CHP'nin amacının Milli Eğitim Bakanlığı'na gidip orada bakanla ve bakanlık bürokrasisiyle eğitimimizin meselelerini konuşmak, görüşmek olmadığını göstermeye sadece bu örnekler bile yeterlidir. Kendi evladının evine bile haber vermeden, karşı taraftan davet almadan gidemeyen CHP'nin başındaki zatın bu eşkiyavari baskınlarla derdi kamu kurumlarından bilgi almak değil, orada kaos ve kargaşa çıkarmaktır. Bay Kemal, bak devletin kurumlarını yozlaştırmak, yıpratmak asla mümkün değildir ve bundan sonra devletin kurumlarına da böyle rastgele gidemeyeceksin, bitti artık.

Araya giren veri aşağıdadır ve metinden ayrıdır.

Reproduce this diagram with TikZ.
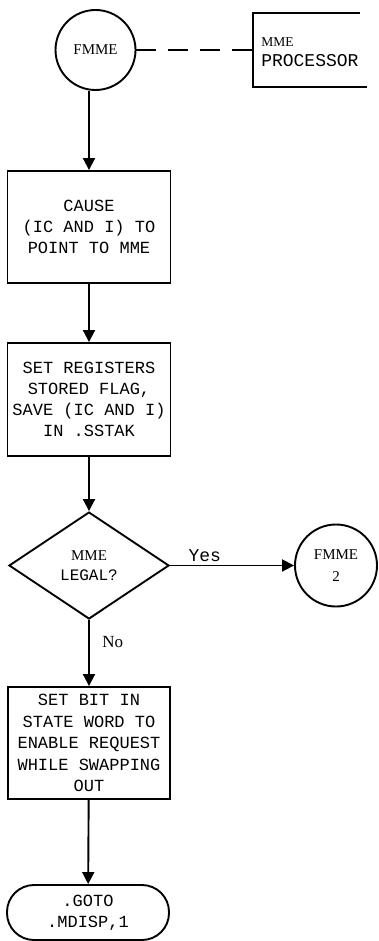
\documentclass[tikz,border=0pt]{standalone}
\usepackage{fontspec}
\setmainfont{Liberation Serif}
\setmonofont{Liberation Mono}
\newfontfamily\circfont[Scale=1.5]{Liberation Serif}
\newfontfamily\notefont[Scale=1.35]{Liberation Serif}
\newfontfamily\nofont[Scale=1.7]{Liberation Serif}
\usetikzlibrary{arrows.meta,shapes.geometric}

\begin{document}
\begin{tikzpicture}[x=1pt,y=-1pt,line width=1.9pt,
    box/.style={draw, rectangle, minimum width=163pt, minimum height=112pt, inner sep=0pt,
      align=center, font=\ttfamily\fontsize{17}{21}\selectfont},
    conn/.style={draw, circle, inner sep=0pt, align=center, font=\circfont\fontsize{10}{22}\selectfont},
    flow/.style={-{Triangle[width=12pt,length=12pt]}}]
    \useasboundingbox (0,0) rectangle (379,941);

    % Entry point and note
    \node[conn, minimum size=80pt] (fmme) at (95.5,50) {FMME};
    \draw (360,13) -- (253,13) -- (253,87) -- (367,87);
    \node[anchor=west, align=left, font=\ttfamily\fontsize{18}{20}\selectfont] (proc) at (257,52.5)
        {\notefont\fontsize{10}{20}\selectfont MME\\\ttfamily\fontsize{18}{20}\selectfont PROCESSOR};
    \coordinate (procedge) at (253,50);
    \draw[dash pattern=on 20pt off 12pt] (fmme.east) -- (procedge);

    % Process boxes
    \node[box] (cause) at (89,227) {CAUSE\\(IC AND I) TO\\POINT TO MME};
    \node[box, minimum height=113pt] (save) at (89,399.5) {SET REGISTERS\\STORED FLAG,\\SAVE (IC AND I)\\IN .SSTAK};

    % Decision
    \node[draw, diamond, aspect=1.5, minimum width=160pt, minimum height=107pt, inner sep=0pt,
        align=center, font=\ttfamily\fontsize{16}{20}\selectfont] (legal) at (89,565.5)
        {\circfont\fontsize{10}{20}\selectfont MME\\\ttfamily\fontsize{16}{20}\selectfont LEGAL?};
    \node[conn, minimum size=82pt] (fmmetwo) at (336,565.5) {FMME\\2};

    \node[box, minimum width=162pt, font=\ttfamily\fontsize{17}{21.5}\selectfont] (setbit) at (89,743)
        {SET BIT IN\\STATE WORD TO\\ENABLE REQUEST\\WHILE SWAPPING\\OUT};

    % Exit
    \node[draw, rectangle, rounded corners=27pt, minimum width=162pt, minimum height=55pt, inner sep=0pt,
        align=center, font=\ttfamily\fontsize{17}{21}\selectfont] (goto) at (88,912.5) {.GOTO\\.MDISP,1};

    % Flow lines
    \draw[flow] (cause.north |- fmme.south) -- (cause.north);
    \draw[flow] (cause) -- (save);
    \draw[flow] (save) -- (legal);
    \draw[flow] (legal) -- node[above, pos=0.28, font=\ttfamily\fontsize{18}{20}\selectfont] {Yes} (fmmetwo);
    \draw[flow] (legal) -- node[right, pos=0.34, xshift=9pt, font=\nofont] {No} (setbit);
    \draw[flow] (setbit) -- (goto);
\end{tikzpicture}
\end{document}
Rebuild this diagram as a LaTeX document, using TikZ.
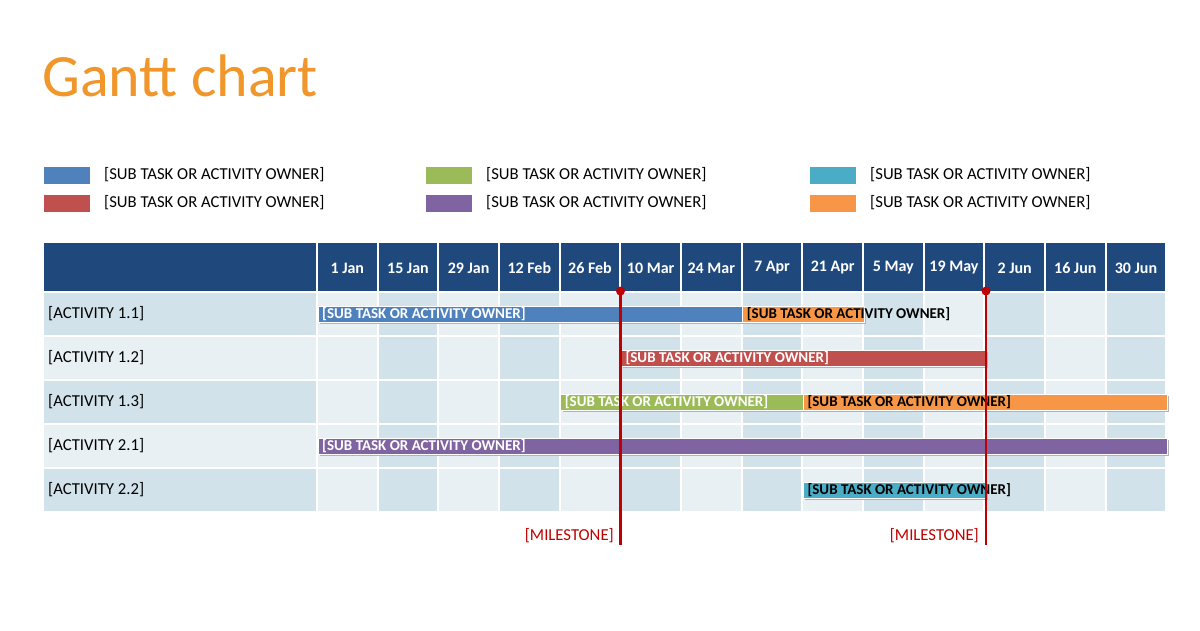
\documentclass[tikz,border=0pt]{standalone}
\usepackage{fontspec}
\setmainfont{Carlito}
\definecolor{hdr}{HTML}{1F497D}
\definecolor{cblue}{HTML}{4F81BD}
\definecolor{cred}{HTML}{C0504D}
\definecolor{cgreen}{HTML}{9BBB59}
\definecolor{cpurple}{HTML}{8064A2}
\definecolor{cteal}{HTML}{4BACC6}
\definecolor{corange}{HTML}{F79646}
\definecolor{ctitle}{HTML}{F0962A}
\definecolor{mile}{HTML}{C00000}
\definecolor{cellA}{HTML}{E8F0F4}
\definecolor{cellB}{HTML}{D2E2EA}
\tikzset{
  bartxt/.style={font=\bfseries\fontsize{15}{17}\selectfont, anchor=west, inner sep=0pt},
  legtxt/.style={font=\fontsize{16.7}{19}\selectfont, anchor=west, inner sep=0pt},
  hdrtxt/.style={font=\bfseries\fontsize{16}{18}\selectfont, text=white},
  mline/.style={draw=mile, line width=2.6pt},
}
\begin{document}
\begin{tikzpicture}[x=1pt,y=-1pt]
\useasboundingbox (0,0) rectangle (1200,630);
\fill[white] (0,0) rectangle (1200,630);
\node[anchor=base west, inner sep=0pt, text=ctitle, font=\fontsize{60}{66}\selectfont] (title) at (42,96) {Gantt chart};
% legend
\foreach \x/\y/\c [count=\i] in {44/167/cblue,44/195/cred,426/167/cgreen,426/195/cpurple,810/167/cteal,810/195/corange}{
  \fill[\c] (\x,\y) rectangle ++(46,17);
  \node[legtxt] (leg\i) at (\x+60,\y+8) {[SUB TASK OR ACTIVITY OWNER]};
}
% header
\fill[hdr] (44,243) rectangle (316,291);
\def\cx{{318,378.6,439.3,500,560.6,621.3,682,742.6,803.3,864,924.6,985.3,1046,1106.6,1167.3}}
\foreach \d [count=\i from 0] in {1 Jan,15 Jan,29 Jan,12 Feb,26 Feb,10 Mar,24 Mar,7 Apr,21 Apr,5 May,19 May,2 Jun,16 Jun,30 Jun}{
  \pgfmathsetmacro\xa{\cx[\i]}
  \pgfmathsetmacro\xb{\cx[\i+1]-2}
  \fill[hdr] (\xa,243) rectangle (\xb,291);
  \node[hdrtxt] (h\i) at ({(\xa+\xb)/2},268) {\d};
}
% rows
\foreach \lab [count=\r from 0] in {1.1,1.2,1.3,2.1,2.2}{
  \pgfmathsetmacro\ya{293+44*\r}
  \pgfmathsetmacro\yb{\ya+42}
  \pgfmathtruncatemacro\rp{mod(\r,2)}
  \ifnum\rp=0 \fill[cellB] (44,\ya) rectangle (316,\yb); \else \fill[cellA] (44,\ya) rectangle (316,\yb); \fi
  \node[legtxt] (a\r) at (48,{\ya+21}) {[ACTIVITY \lab]};
  \foreach \i in {0,...,13}{
    \pgfmathsetmacro\xa{\cx[\i]}
    \pgfmathsetmacro\xb{\cx[\i+1]-2}
    \pgfmathtruncatemacro\cp{mod(\i,2)}
    \ifnum\cp=0 \fill[cellA] (\xa,\ya) rectangle (\xb,\yb); \else \fill[cellB] (\xa,\ya) rectangle (\xb,\yb); \fi
  }
}
\newcommand{\gbar}[6]{%
  \fill[black!30] (#2+2,#4-6) rectangle (#3+2,#4+10);
  \fill[#5] (#2,#4-8) rectangle (#3,#4+8);
  \draw[white, line width=0.6pt] (#2,#4-8) rectangle (#3,#4+8);
  \node[bartxt, text=#6] (#1) at (#2+4,#4) {[SUB TASK OR ACTIVITY OWNER]};
}
\gbar{b1}{318}{742.6}{314}{cblue}{white}
\gbar{b2}{742.6}{864}{314}{corange}{black}
\gbar{b3}{621.3}{986}{358}{cred}{white}
\gbar{b4}{560.6}{803.3}{402}{cgreen}{white}
\gbar{b5}{803.3}{1167.3}{402}{corange}{black}
\gbar{b6}{318}{1167.3}{446}{cpurple}{white}
\gbar{b7}{803.3}{986}{490}{cteal}{black}
% milestones
\coordinate (m1t) at (620.5,291);
\coordinate (m1b) at (620.5,545);
\coordinate (m2t) at (986,291);
\coordinate (m2b) at (986,545);
\draw[mline] (m1t) -- (m1b);
\draw[mline] (m2t) -- (m2b);
\fill[mile] (m1t) circle (4.5);
\fill[mile] (m2t) circle (4.5);
\node[legtxt, anchor=east, text=mile] (ml1) at (614,536) {[MILESTONE]};
\node[legtxt, anchor=east, text=mile] (ml2) at (979,536) {[MILESTONE]};
\end{tikzpicture}
\end{document}
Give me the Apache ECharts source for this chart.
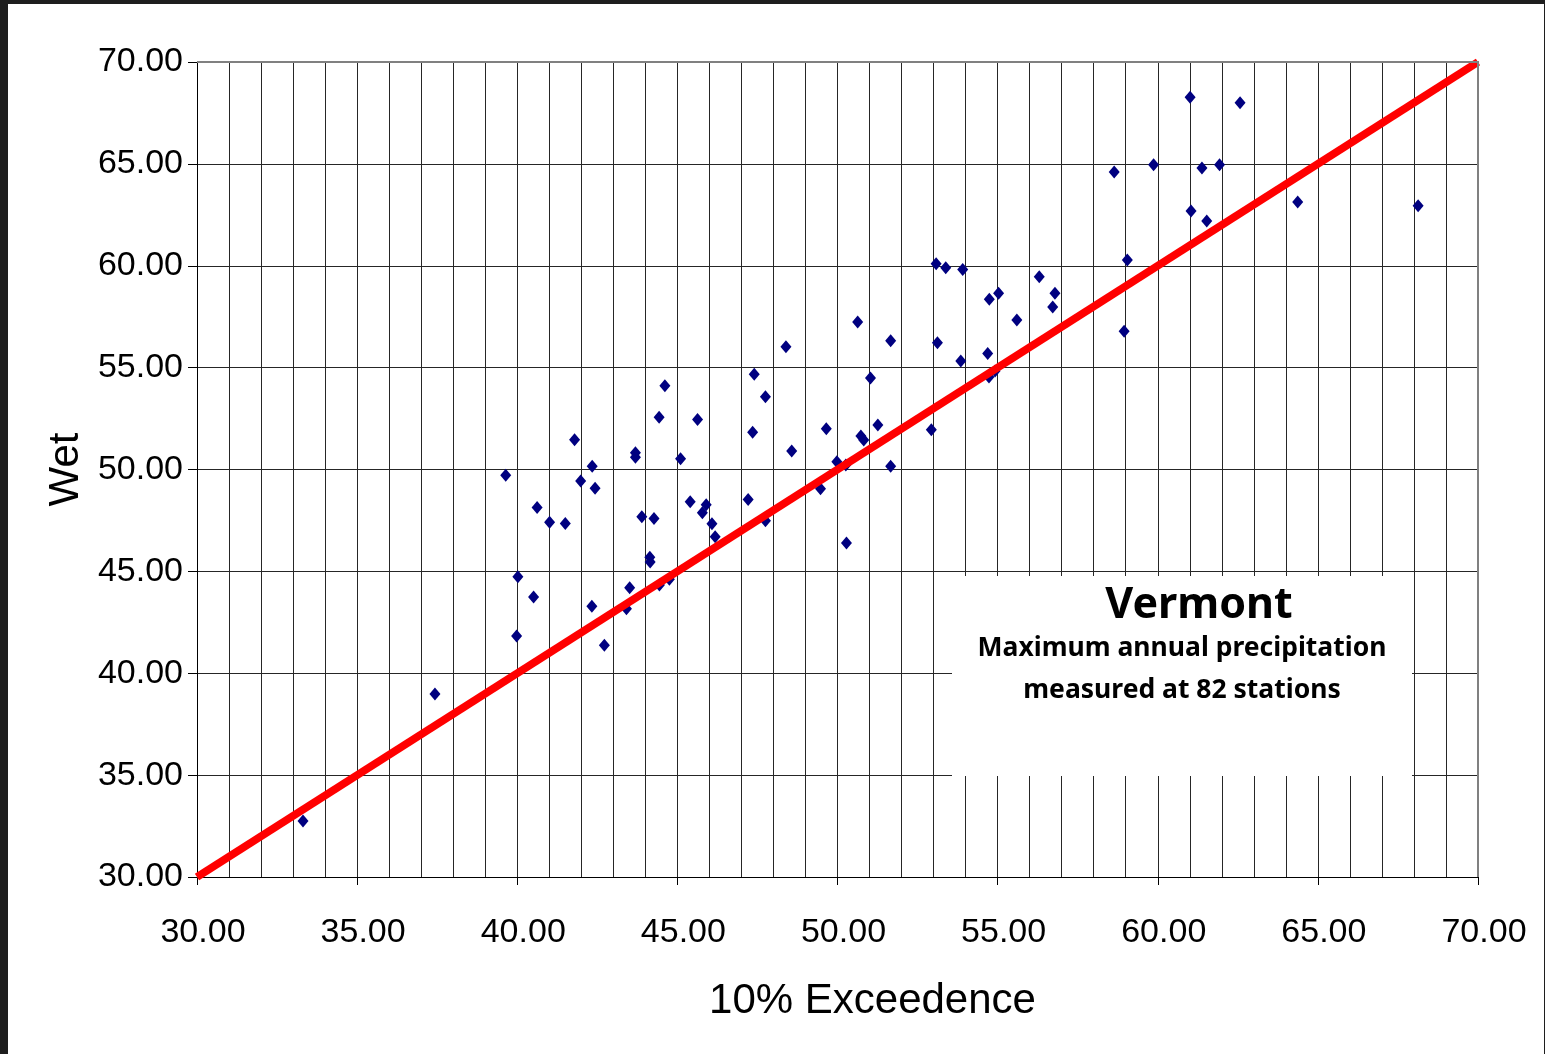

Her şeyden önce devletin kurumlarına gidebilmek, dürüstlük gerektirir. Sende bu dürüstlük yok. Sana bugüne kadar yeri geldi Savunma bakanlarımı gönderdim, yeri geldi dışişleri bakanımı gönderdim. Gidin bilgilendirin diye dedim. Ama sen adam değilsin. Dürüst değilsin, dürüst. Sana Dışişleri Bakanlığını gönderen, sana Savunma Bakanlığı'nı gönderen bu Cumhurbaşkanı. Her noktada 'Merkez Bankası bağımsız değil' diyordun. Hep Merkez Bankası da seni kabul etti. E buyur, demek ki bağımsız. Ama sen bağımsız değilsin. Ben senin ipini kimlerin elinde olduğunu çok merak ediyorum. O da meydana çıkacak tabii, inşallah. Bakanlarımız ve diğer kamu görevlilerimiz de bu kifayetsiz muhterise böyle bir fırsatı vermeyerek doğrusunu yapıyorlar. Halbuki genel başkanlık ve milletvekilliği sıfatını bir kenara bıraktım, herhangi bir vatandaş olarak istedikleri kuruma, istedikleri zaman gidip diledikleri bilgiyi alma hakkına sahip olduklarını çok iyi biliyorum. Ama dert başka olunca ortaya işte böyle can sıkıcı görüntüler çıkıyor"


"YA SEN İKTİDARA MI GELECEKSİN?"

Atalarımızın üzüm üzüme baka baka kararırmış dediği gibi bunlar da Kandil'in kuklası yoldaşlarıyla otura kalka edebiyle siyaset yapmayı unutmuşa benziyorlar. Kandil'i bombalayacakmış iktidara geldiğinde. Ya sen iktidara mı geleceksin? Kandil'deki yoldaşlarınla kol kola, dirsek dirseğe, dolaşan adam sen değil misin ya? Ankara'dan İstanbul'a, onlarla beraber yürüyen sen değil misin ya? Senin neren onlardan koptu? Onlar sana övgü yağdırdıkça zevkten dört köşe oluyorsun.

Kandil'dekiler sana övgü yağdırdıkça zevkten dört köşe oluyorsun. Bu kadar yavrularımız bizim şehit edildi hiç umurunda değil. Zevkten dört köşe oluyorsun. Sana nasıl güvenecekler ya? Mümkün mü? Eh şimdi de ittifakınızı kurdunuz, bakalım bu ittifakla nereye kadar gideceksin. Milletimiz kendi değerlerine düşmanlığı kamu görevlilerine ve kurumlarına saldırıyla bir adım öteye götüren bu zorbalara hak ettikleri dersi inşallah ilk fırsat. sandıkta verecektir."